2. QE2 and operation twist were announced as asset purchases of specific assets at a specific rate, for a specific period of time (with some provision to change the plans in unusual circumstances). QE3 started that way, but then changed to a contingent plan (move the rate of purchases up or down depending on new information). What's confusing about this is that we have no idea where some of the numbers are coming from. Why does the Fed think that $85 billion per month in asset purchases is the appropriate number to move long bond yields by the amount the Fed wants to move them? If the Fed can't tell us, we have to be suspicious that they don't know. Why doesn't the Fed just announce a target for, say, the 10-year nominal Treasury yield? The fact that they do not makes us suspicious that the Fed thinks it may not be able to move Treasury yields in the way it confidently tells us it can. So, if the Fed is confident on the surface, but we're suspicious that it is actually mired in ignorance and doubt, how are we to think about what the FOMC will be doing at the next meeting, or next year?
3. The Fed has taken pains to be more specific over time about when the date of "liftoff" will occur - the date at which the policy rate (the interest rate on reserves under current conditions) increases above 0.25%. Liftoff will occur after the unemployment rate passes the 6.5% threshold. But, until recently, the Fed was not specific about "tapering" in asset purchases. Whenever the forward guidance language changed, it was clear that this was intended as a change in policy (up/down; heating/cooling) toward more accommodation. So, when Ben Bernanke gives more information about how the tapering will occur, how else should anyone interpret that but as "tightening," even though that was clearly not the Fed's intention?

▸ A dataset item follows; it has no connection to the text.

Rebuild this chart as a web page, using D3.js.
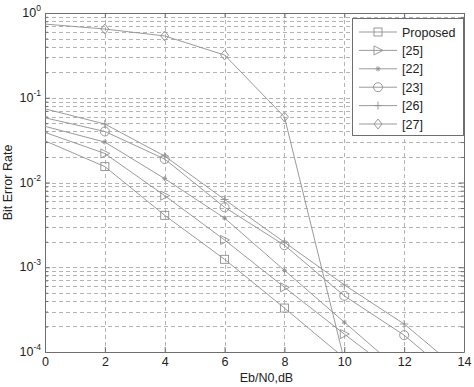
<!DOCTYPE html>
<html>
<head>
<meta charset="utf-8">
<script src="https://cdn.jsdelivr.net/npm/d3@7"></script>
<style>
  body { margin: 0; background: #fff; }
  text { font-family: "Liberation Sans", Arial, sans-serif; }
</style>
</head>
<body>
<div id="wrapper"></div>
<script>
// Eb/N0 points (dB) shared by all curves
const ebn0 = [0, 2, 4, 6, 8, 10, 12, 14]

// bit error rate, one array per curve
const proposed = [0.031, 0.0154, 0.0041, 0.00124, 0.00033, 0.000085]
const ref25 = [0.039, 0.022, 0.0070, 0.0021, 0.00058, 0.000163, 0.000047]
const ref22 = [0.046, 0.030, 0.0111, 0.0038, 0.00092, 0.000225, 0.000055]
const ref23 = [0.058, 0.040, 0.0189, 0.0051, 0.00182, 0.00046, 0.000158, 0.00004]
const ref26 = [0.074, 0.049, 0.0205, 0.0063, 0.00197, 0.00062, 0.000214, 0.000055]
const ref27 = [0.74, 0.647, 0.536, 0.319, 0.0593, 0.00008]

const seriesNames = ['Proposed', '[25]', '[22]', '[23]', '[26]', '[27]']
const seriesValues = [proposed, ref25, ref22, ref23, ref26, ref27]
const seriesMarkers = ['square', 'triangle', 'star', 'circle', 'plus', 'diamond']

const xTicks = [0, 2, 4, 6, 8, 10, 12, 14]
const yExponents = [0, -1, -2, -3, -4]

const dimensions = {
	width: 474,
	height: 387,
	margin: { top: 13, right: 10, bottom: 35, left: 45 },
}
dimensions.boundedWidth = dimensions.width - dimensions.margin.left - dimensions.margin.right
dimensions.boundedHeight = dimensions.height - dimensions.margin.top - dimensions.margin.bottom

const lineColor = '#8e8e8e'
const gridColor = '#b4b4b4'
const axisColor = '#6e6e6e'

const svg = d3.select('#wrapper')
	.append('svg')
	.attr('width', dimensions.width)
	.attr('height', dimensions.height)

const bounds = svg.append('g')
	.attr('transform', `translate(${dimensions.margin.left},${dimensions.margin.top})`)

const xScale = d3.scaleLinear()
	.domain([0, 14])
	.range([0, dimensions.boundedWidth])

const yScale = d3.scaleLog()
	.domain([1e-4, 1])
	.range([dimensions.boundedHeight, 0])

// minor + major log positions for grid and ticks
const yGridValues = []
yExponents.forEach(e => {
	if (e === 0) return
	for (let k = 1; k <= 9; k++) yGridValues.push(k * Math.pow(10, e))
})
yGridValues.push(1)

// grid
const grid = bounds.append('g')
grid.selectAll('.hgrid')
	.data(yGridValues.filter(v => v > 1e-4 && v < 1))
	.enter().append('line')
	.attr('x1', 0)
	.attr('x2', dimensions.boundedWidth)
	.attr('y1', d => Math.round(yScale(d)) + 0.5)
	.attr('y2', d => Math.round(yScale(d)) + 0.5)
	.attr('stroke', gridColor)
	.attr('stroke-dasharray', '4,3')

grid.selectAll('.vgrid')
	.data(xTicks.slice(1, -1))
	.enter().append('line')
	.attr('x1', d => Math.round(xScale(d)) + 0.5)
	.attr('x2', d => Math.round(xScale(d)) + 0.5)
	.attr('y1', 0)
	.attr('y2', dimensions.boundedHeight)
	.attr('stroke', gridColor)
	.attr('stroke-dasharray', '4,3')

// axes drawn with d3 axis generators, ticks pointing inside
const xAxis = bounds.append('g')
	.attr('transform', `translate(0,${dimensions.boundedHeight})`)
	.call(d3.axisBottom(xScale).tickValues(xTicks).tickSizeInner(-5).tickSizeOuter(0).tickPadding(5))
const xAxisTop = bounds.append('g')
	.call(d3.axisTop(xScale).tickValues(xTicks).tickSizeInner(-5).tickSizeOuter(0).tickFormat(''))

const yAxis = bounds.append('g')
	.call(d3.axisLeft(yScale).tickValues(yGridValues).tickSizeInner(0).tickSizeOuter(0).tickFormat(''))
const yAxisRight = bounds.append('g')
	.attr('transform', `translate(${dimensions.boundedWidth},0)`)
	.call(d3.axisRight(yScale).tickValues(yGridValues).tickSizeInner(0).tickSizeOuter(0).tickFormat(''))

// major ticks longer than minor
yAxis.selectAll('.tick line').attr('x2', d => Number.isInteger(Math.log10(d)) ? 5 : 3)
yAxisRight.selectAll('.tick line').attr('x2', d => Number.isInteger(Math.log10(d)) ? -5 : -3)

;[xAxis, xAxisTop, yAxis, yAxisRight].forEach(a => {
	a.select('.domain').attr('stroke', axisColor)
	a.selectAll('.tick line').attr('stroke', axisColor)
})
xAxis.selectAll('.tick text')
	.attr('fill', '#222')
	.style('font-size', '12.5px')
	.style('font-family', '"Liberation Sans", Arial, sans-serif')

// y tick labels as 10 with superscript exponent
const yLabels = bounds.append('g')
yExponents.forEach(e => {
	const t = yLabels.append('text')
		.attr('x', -4)
		.attr('y', yScale(Math.pow(10, e)) + 4)
		.attr('text-anchor', 'end')
		.attr('fill', '#222')
		.style('font-size', '12.5px')
	t.append('tspan').text('10')
	t.append('tspan').attr('dy', -6).style('font-size', '8.5px').text(e)
})

// axis titles
svg.append('text')
	.attr('x', dimensions.margin.left + xScale(7.4))
	.attr('y', 382)
	.attr('text-anchor', 'middle')
	.attr('fill', '#222')
	.style('font-size', '12.5px')
	.text('Eb/N0,dB')

svg.append('text')
	.attr('transform', `translate(12,${dimensions.margin.top + dimensions.boundedHeight / 2}) rotate(-90)`)
	.attr('text-anchor', 'middle')
	.attr('fill', '#222')
	.style('font-size', '12.5px')
	.text('Bit Error Rate')

// marker shapes
function drawMarker(g, type) {
	const s = 4
	if (type === 'square') {
		g.append('rect').attr('x', -s).attr('y', -s).attr('width', 2 * s).attr('height', 2 * s)
	} else if (type === 'triangle') {
		g.append('path').attr('d', `M${-s},${-s - 0.5}L${s + 1},0L${-s},${s + 0.5}Z`)
	} else if (type === 'star') {
		g.append('path').attr('d', 'M-2.5,0H2.5M0,-2.5V2.5M-1.8,-1.8L1.8,1.8M-1.8,1.8L1.8,-1.8')
	} else if (type === 'circle') {
		g.append('circle').attr('r', s + 0.5)
	} else if (type === 'plus') {
		g.append('path').attr('d', `M${-s},0H${s}M0,${-s}V${s}`)
	} else if (type === 'diamond') {
		g.append('path').attr('d', `M0,${-s - 1}L${s},0L0,${s + 1}L${-s},0Z`)
	}
	g.attr('fill', 'none').attr('stroke', lineColor).attr('stroke-width', 0.9)
}

// curves, clipped to plot area
svg.append('defs').append('clipPath').attr('id', 'plot-clip')
	.append('rect')
	.attr('width', dimensions.boundedWidth)
	.attr('height', dimensions.boundedHeight)

const plot = bounds.append('g').attr('clip-path', 'url(#plot-clip)')

const lineGenerator = d3.line()
	.x((d, i) => xScale(ebn0[i]))
	.y(d => yScale(d))

seriesValues.forEach((values, si) => {
	plot.append('path')
		.datum(values)
		.attr('d', lineGenerator)
		.attr('fill', 'none')
		.attr('stroke', lineColor)
		.attr('stroke-width', 0.9)

	values.forEach((v, i) => {
		if (ebn0[i] === 0) return
		const g = plot.append('g')
			.attr('transform', `translate(${xScale(ebn0[i])},${yScale(v)})`)
		drawMarker(g, seriesMarkers[si])
	})
})

// legend
const legend = svg.append('g').attr('transform', 'translate(352,18)')
legend.append('rect')
	.attr('x', 0.5).attr('y', 0.5)
	.attr('width', 111).attr('height', 117)
	.attr('fill', '#fff')
	.attr('stroke', axisColor)

seriesNames.forEach((name, i) => {
	const row = legend.append('g').attr('transform', `translate(0,${14 + i * 18.4})`)
	row.append('line')
		.attr('x1', 7).attr('x2', 45)
		.attr('stroke', lineColor).attr('stroke-width', 0.9)
	drawMarker(row.append('g').attr('transform', 'translate(26,0)'), seriesMarkers[i])
	row.append('text')
		.attr('x', 50)
		.attr('y', 4.5)
		.attr('fill', '#222')
		.style('font-size', '12.5px')
		.text(name)
})
</script>
</body>
</html>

One last point. Most Fed officials who speak in public argue that, even if we don't understand how QE works, that the empirical evidence demonstrates that it does. That empirical evidence is based on announcement effects - the Fed says something, and asset prices move. For example, the Fed announces some upcoming asset purchases, and bond yields move down. I hope that recent movements in asset prices will call that logic into question. In this case bond yields have moved up in response to something the Fed said when, in terms of how the Fed thinks about policy, either nothing has happened on the policy front, or the news should be interpreted as more accommodation rather than less.